> **Written request**
Examine the material below. Gather every line in which the string "size" appears.
<<<<
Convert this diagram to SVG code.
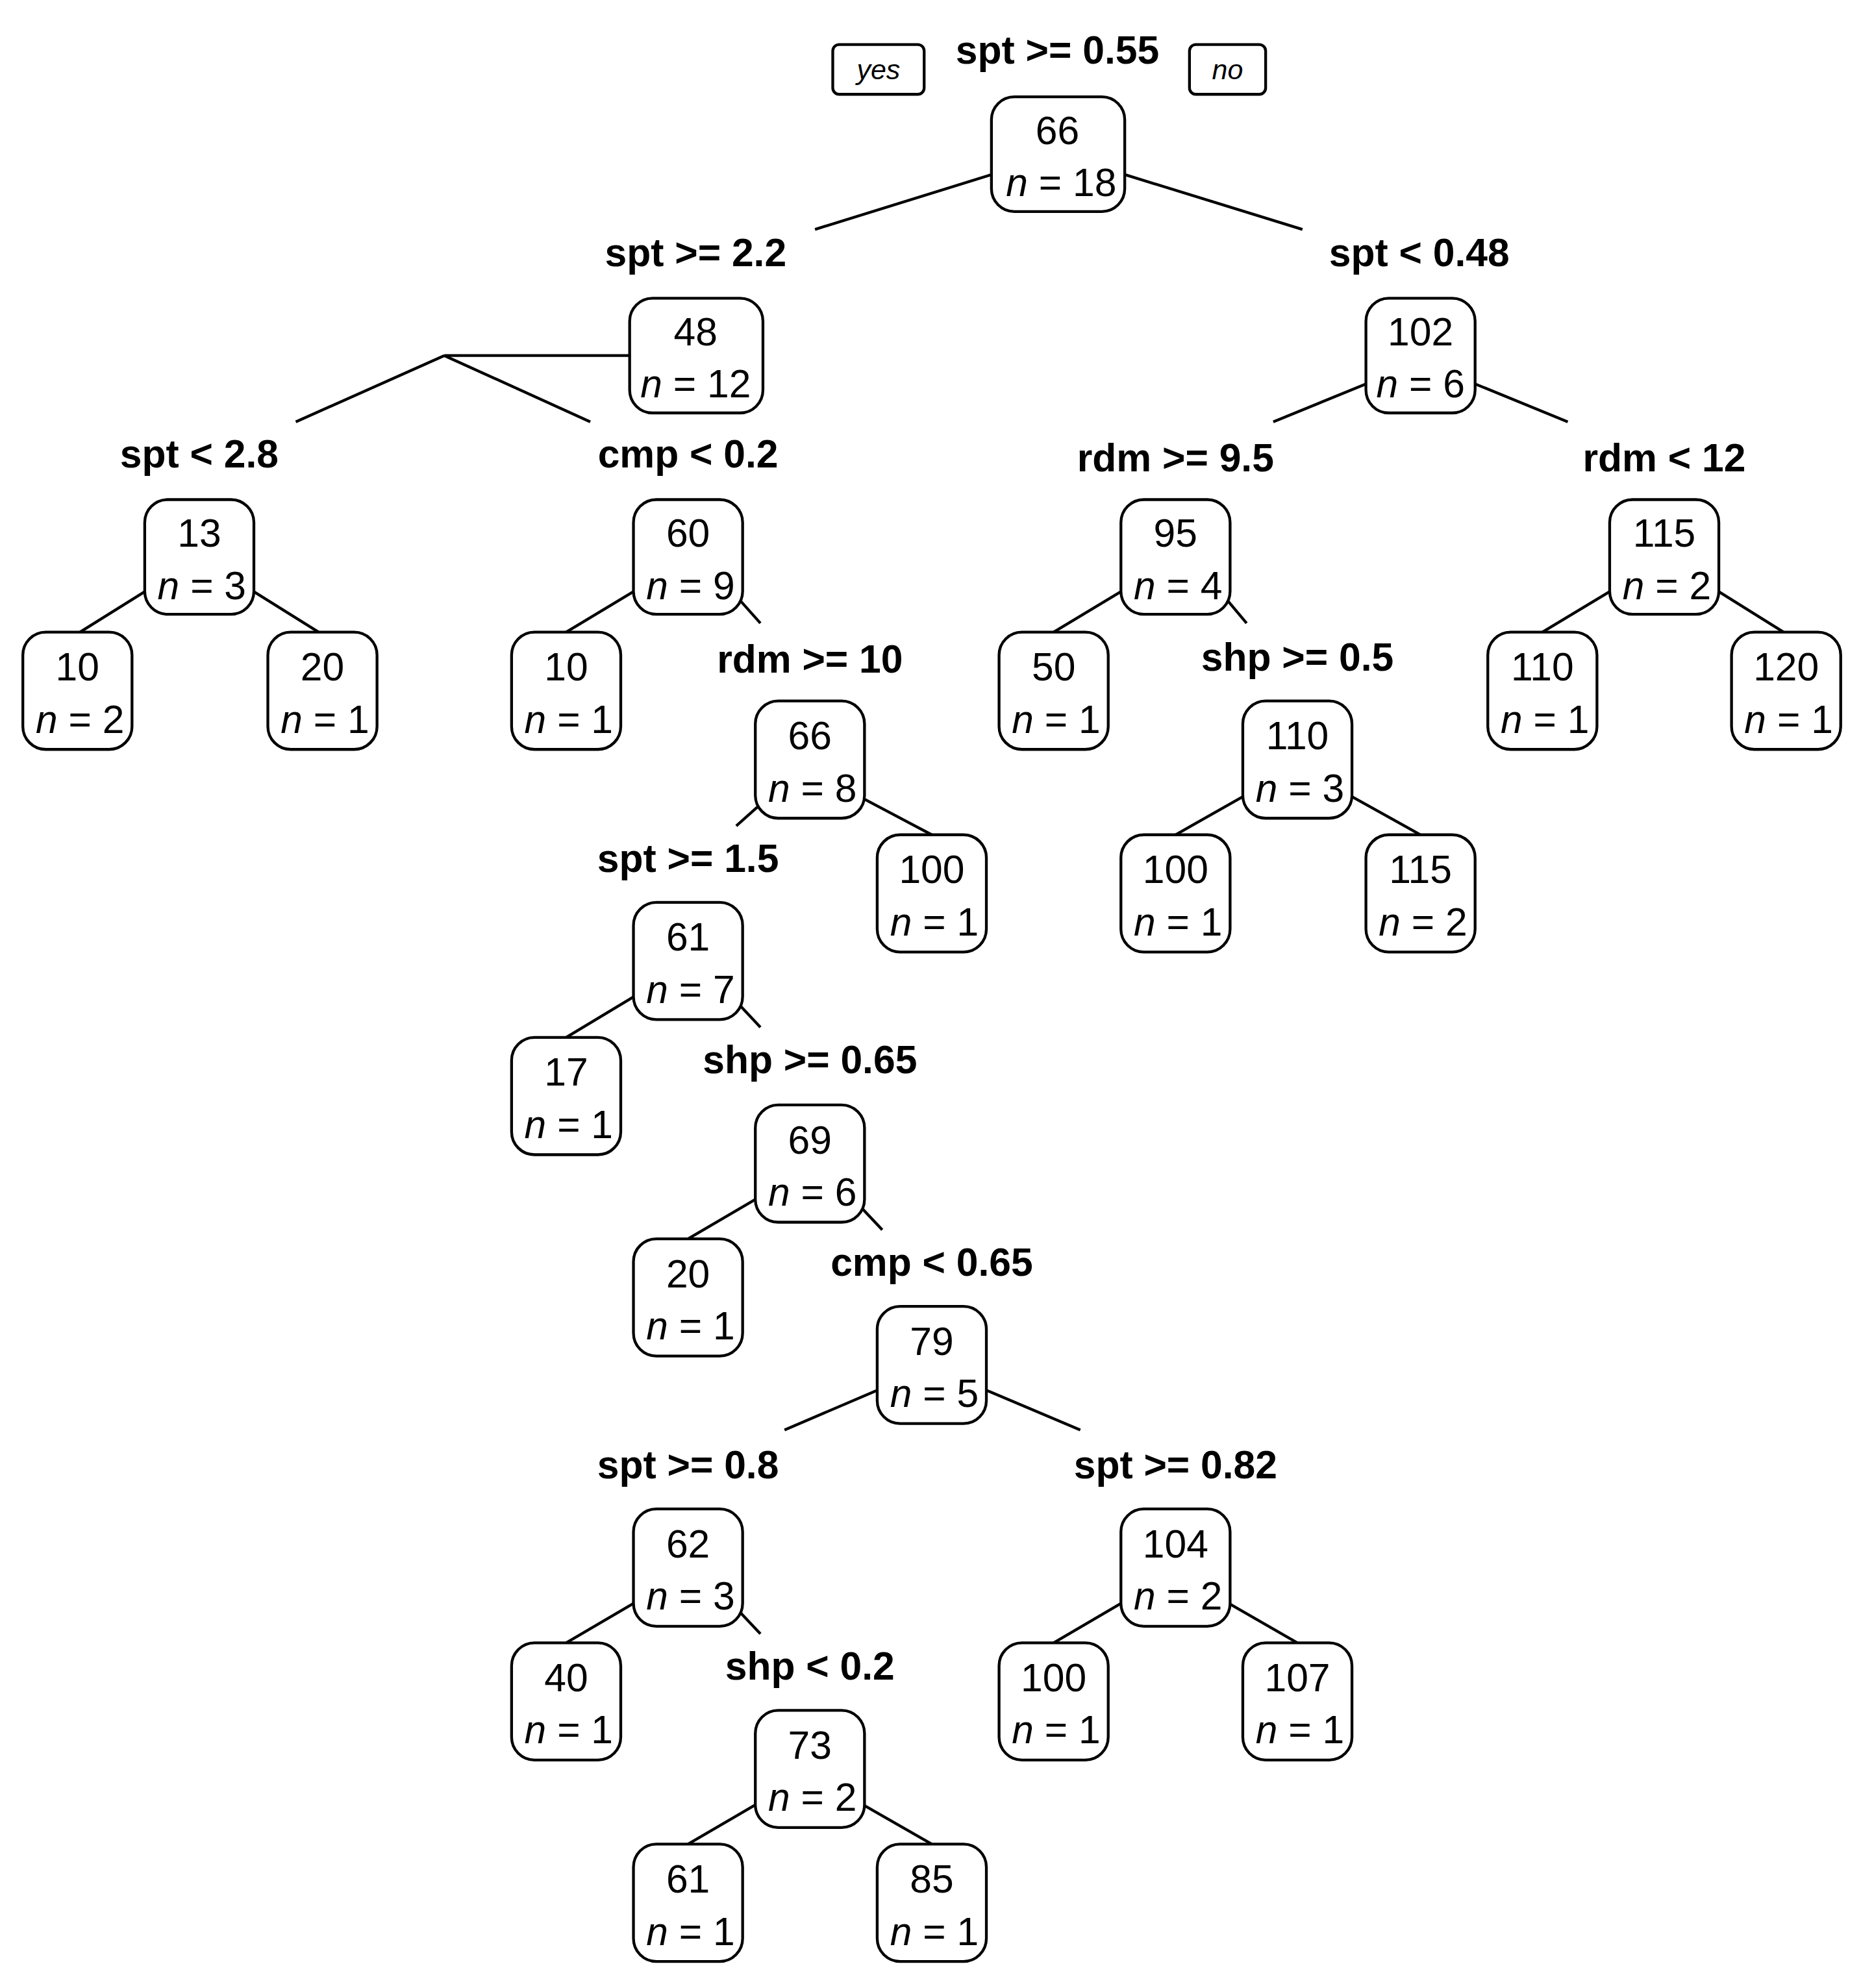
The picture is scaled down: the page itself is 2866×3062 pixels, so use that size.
<svg xmlns="http://www.w3.org/2000/svg" width="2866" height="3062" viewBox="0 0 2866 3062">
<style>
.b{fill:#fff;stroke:#000;stroke-width:2.2}
.t{font-family:"Liberation Sans",Arial,sans-serif;font-size:31px;text-anchor:middle;fill:#000}
.s{font-family:"Liberation Sans",Arial,sans-serif;font-size:31px;font-weight:bold;text-anchor:middle;fill:#000}
.i{font-style:italic}
.y{font-family:"Liberation Sans",Arial,sans-serif;font-size:22px;font-style:italic;text-anchor:middle}
#edges line{stroke:#000;stroke-width:2.2}
</style>
<rect width="2866" height="3062" fill="#fff"/>
<g transform="scale(1.955,1.963)">
<g id="edges">
<line x1="781" y1="137" x2="642" y2="180"/><line x1="886" y1="137" x2="1026" y2="180"/>
<line x1="496" y1="279" x2="350" y2="279"/><line x1="350" y1="279" x2="233" y2="331"/><line x1="350" y1="279" x2="465" y2="331"/>
<line x1="1079" y1="300" x2="1003" y2="331"/><line x1="1159" y1="300" x2="1235" y2="331"/>
<line x1="116" y1="463" x2="63" y2="496"/><line x1="198" y1="463" x2="251" y2="496"/>
<line x1="501" y1="463" x2="446" y2="496"/><line x1="582" y1="470" x2="599" y2="489"/>
<line x1="885" y1="463" x2="830" y2="496"/><line x1="966" y1="470" x2="982" y2="489"/>
<line x1="1270" y1="463" x2="1215" y2="496"/><line x1="1352" y1="463" x2="1405" y2="496"/>
<line x1="598" y1="632" x2="580" y2="648"/><line x1="679" y1="626" x2="734" y2="655"/>
<line x1="981" y1="624" x2="926" y2="655"/><line x1="1063" y1="624" x2="1119" y2="655"/>
<line x1="501" y1="781" x2="446" y2="814"/><line x1="582" y1="788" x2="599" y2="806"/>
<line x1="597" y1="940" x2="542" y2="972"/><line x1="678" y1="947" x2="695" y2="965"/>
<line x1="693" y1="1090" x2="618" y2="1122"/><line x1="775" y1="1090" x2="851" y2="1122"/>
<line x1="501" y1="1257" x2="446" y2="1289"/><line x1="582" y1="1264" x2="599" y2="1282"/>
<line x1="885" y1="1257" x2="830" y2="1289"/><line x1="966" y1="1257" x2="1022" y2="1289"/>
<line x1="597" y1="1415" x2="542" y2="1447"/><line x1="678" y1="1415" x2="734" y2="1447"/>
</g>
<g id="yesno"><rect class="b" x="656" y="35" width="72" height="39" rx="5"/><text class="y" x="692" y="62">yes</text>
<rect class="b" x="937" y="35" width="60" height="39" rx="5"/><text class="y" x="967" y="62">no</text></g>
<g id="labels">
<text class="s" x="833" y="50">spt &gt;= 0.55</text>
<text class="s" x="548" y="209">spt &gt;= 2.2</text>
<text class="s" x="1118" y="209">spt &lt; 0.48</text>
<text class="s" x="157" y="367">spt &lt; 2.8</text>
<text class="s" x="542" y="367">cmp &lt; 0.2</text>
<text class="s" x="926" y="370">rdm &gt;= 9.5</text>
<text class="s" x="1311" y="370">rdm &lt; 12</text>
<text class="s" x="638" y="528">rdm &gt;= 10</text>
<text class="s" x="1022" y="526">shp &gt;= 0.5</text>
<text class="s" x="542" y="684">spt &gt;= 1.5</text>
<text class="s" x="638" y="842">shp &gt;= 0.65</text>
<text class="s" x="734" y="1001">cmp &lt; 0.65</text>
<text class="s" x="542" y="1160">spt &gt;= 0.8</text>
<text class="s" x="926" y="1160">spt &gt;= 0.82</text>
<text class="s" x="638" y="1318">shp &lt; 0.2</text>
</g>
<g id="n1"><rect class="b" x="781" y="76" width="105" height="90" rx="18"/><text class="t" x="833" y="113">66</text><text class="t" x="836" y="154"><tspan class="i">n</tspan> = 18</text></g>
<g id="n2"><rect class="b" x="496" y="234" width="105" height="90" rx="18"/><text class="t" x="548" y="271">48</text><text class="t" x="548" y="312"><tspan class="i">n</tspan> = 12</text></g>
<g id="n3"><rect class="b" x="1076" y="234" width="86" height="90" rx="18"/><text class="t" x="1119" y="271">102</text><text class="t" x="1119" y="312"><tspan class="i">n</tspan> = 6</text></g>
<g id="n4"><rect class="b" x="114" y="392" width="86" height="90" rx="18"/><text class="t" x="157" y="429">13</text><text class="t" x="159" y="470"><tspan class="i">n</tspan> = 3</text></g>
<g id="n5"><rect class="b" x="499" y="392" width="86" height="90" rx="18"/><text class="t" x="542" y="429">60</text><text class="t" x="544" y="470"><tspan class="i">n</tspan> = 9</text></g>
<g id="n6"><rect class="b" x="883" y="392" width="86" height="90" rx="18"/><text class="t" x="926" y="429">95</text><text class="t" x="928" y="470"><tspan class="i">n</tspan> = 4</text></g>
<g id="n7"><rect class="b" x="1268" y="392" width="86" height="90" rx="18"/><text class="t" x="1311" y="429">115</text><text class="t" x="1313" y="470"><tspan class="i">n</tspan> = 2</text></g>
<g id="n8"><rect class="b" x="18" y="496" width="86" height="92" rx="18"/><text class="t" x="61" y="534">10</text><text class="t" x="63" y="575"><tspan class="i">n</tspan> = 2</text></g>
<g id="n9"><rect class="b" x="211" y="496" width="86" height="92" rx="18"/><text class="t" x="254" y="534">20</text><text class="t" x="256" y="575"><tspan class="i">n</tspan> = 1</text></g>
<g id="n10"><rect class="b" x="403" y="496" width="86" height="92" rx="18"/><text class="t" x="446" y="534">10</text><text class="t" x="448" y="575"><tspan class="i">n</tspan> = 1</text></g>
<g id="n11"><rect class="b" x="787" y="496" width="86" height="92" rx="18"/><text class="t" x="830" y="534">50</text><text class="t" x="832" y="575"><tspan class="i">n</tspan> = 1</text></g>
<g id="n12"><rect class="b" x="1172" y="496" width="86" height="92" rx="18"/><text class="t" x="1215" y="534">110</text><text class="t" x="1217" y="575"><tspan class="i">n</tspan> = 1</text></g>
<g id="n13"><rect class="b" x="1364" y="496" width="86" height="92" rx="18"/><text class="t" x="1407" y="534">120</text><text class="t" x="1409" y="575"><tspan class="i">n</tspan> = 1</text></g>
<g id="n14"><rect class="b" x="595" y="550" width="86" height="92" rx="18"/><text class="t" x="638" y="588">66</text><text class="t" x="640" y="629"><tspan class="i">n</tspan> = 8</text></g>
<g id="n15"><rect class="b" x="979" y="550" width="86" height="92" rx="18"/><text class="t" x="1022" y="588">110</text><text class="t" x="1024" y="629"><tspan class="i">n</tspan> = 3</text></g>
<g id="n16"><rect class="b" x="691" y="655" width="86" height="92" rx="18"/><text class="t" x="734" y="693">100</text><text class="t" x="736" y="734"><tspan class="i">n</tspan> = 1</text></g>
<g id="n17"><rect class="b" x="883" y="655" width="86" height="92" rx="18"/><text class="t" x="926" y="693">100</text><text class="t" x="928" y="734"><tspan class="i">n</tspan> = 1</text></g>
<g id="n18"><rect class="b" x="1076" y="655" width="86" height="92" rx="18"/><text class="t" x="1119" y="693">115</text><text class="t" x="1121" y="734"><tspan class="i">n</tspan> = 2</text></g>
<g id="n19"><rect class="b" x="499" y="708" width="86" height="92" rx="18"/><text class="t" x="542" y="746">61</text><text class="t" x="544" y="787"><tspan class="i">n</tspan> = 7</text></g>
<g id="n20"><rect class="b" x="403" y="814" width="86" height="92" rx="18"/><text class="t" x="446" y="852">17</text><text class="t" x="448" y="893"><tspan class="i">n</tspan> = 1</text></g>
<g id="n21"><rect class="b" x="595" y="867" width="86" height="92" rx="18"/><text class="t" x="638" y="905">69</text><text class="t" x="640" y="946"><tspan class="i">n</tspan> = 6</text></g>
<g id="n22"><rect class="b" x="499" y="972" width="86" height="92" rx="18"/><text class="t" x="542" y="1010">20</text><text class="t" x="544" y="1051"><tspan class="i">n</tspan> = 1</text></g>
<g id="n23"><rect class="b" x="691" y="1025" width="86" height="92" rx="18"/><text class="t" x="734" y="1063">79</text><text class="t" x="736" y="1104"><tspan class="i">n</tspan> = 5</text></g>
<g id="n24"><rect class="b" x="499" y="1184" width="86" height="92" rx="18"/><text class="t" x="542" y="1222">62</text><text class="t" x="544" y="1263"><tspan class="i">n</tspan> = 3</text></g>
<g id="n25"><rect class="b" x="883" y="1184" width="86" height="92" rx="18"/><text class="t" x="926" y="1222">104</text><text class="t" x="928" y="1263"><tspan class="i">n</tspan> = 2</text></g>
<g id="n26"><rect class="b" x="403" y="1289" width="86" height="92" rx="18"/><text class="t" x="446" y="1327">40</text><text class="t" x="448" y="1368"><tspan class="i">n</tspan> = 1</text></g>
<g id="n27"><rect class="b" x="595" y="1342" width="86" height="92" rx="18"/><text class="t" x="638" y="1380">73</text><text class="t" x="640" y="1421"><tspan class="i">n</tspan> = 2</text></g>
<g id="n28"><rect class="b" x="787" y="1289" width="86" height="92" rx="18"/><text class="t" x="830" y="1327">100</text><text class="t" x="832" y="1368"><tspan class="i">n</tspan> = 1</text></g>
<g id="n29"><rect class="b" x="979" y="1289" width="86" height="92" rx="18"/><text class="t" x="1022" y="1327">107</text><text class="t" x="1024" y="1368"><tspan class="i">n</tspan> = 1</text></g>
<g id="n30"><rect class="b" x="499" y="1447" width="86" height="92" rx="18"/><text class="t" x="542" y="1485">61</text><text class="t" x="544" y="1526"><tspan class="i">n</tspan> = 1</text></g>
<g id="n31"><rect class="b" x="691" y="1447" width="86" height="92" rx="18"/><text class="t" x="734" y="1485">85</text><text class="t" x="736" y="1526"><tspan class="i">n</tspan> = 1</text></g>
</g>
</svg>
>>>>
> **Completed exercise**
The picture is scaled down: the page itself is 2866×3062 pixels, so use that size.
.t{font-family:"Liberation Sans",Arial,sans-serif;font-size:31px;text-anchor:middle;fill:#000}
.s{font-family:"Liberation Sans",Arial,sans-serif;font-size:31px;font-weight:bold;text-anchor:middle;fill:#000}
.y{font-family:"Liberation Sans",Arial,sans-serif;font-size:22px;font-style:italic;text-anchor:middle}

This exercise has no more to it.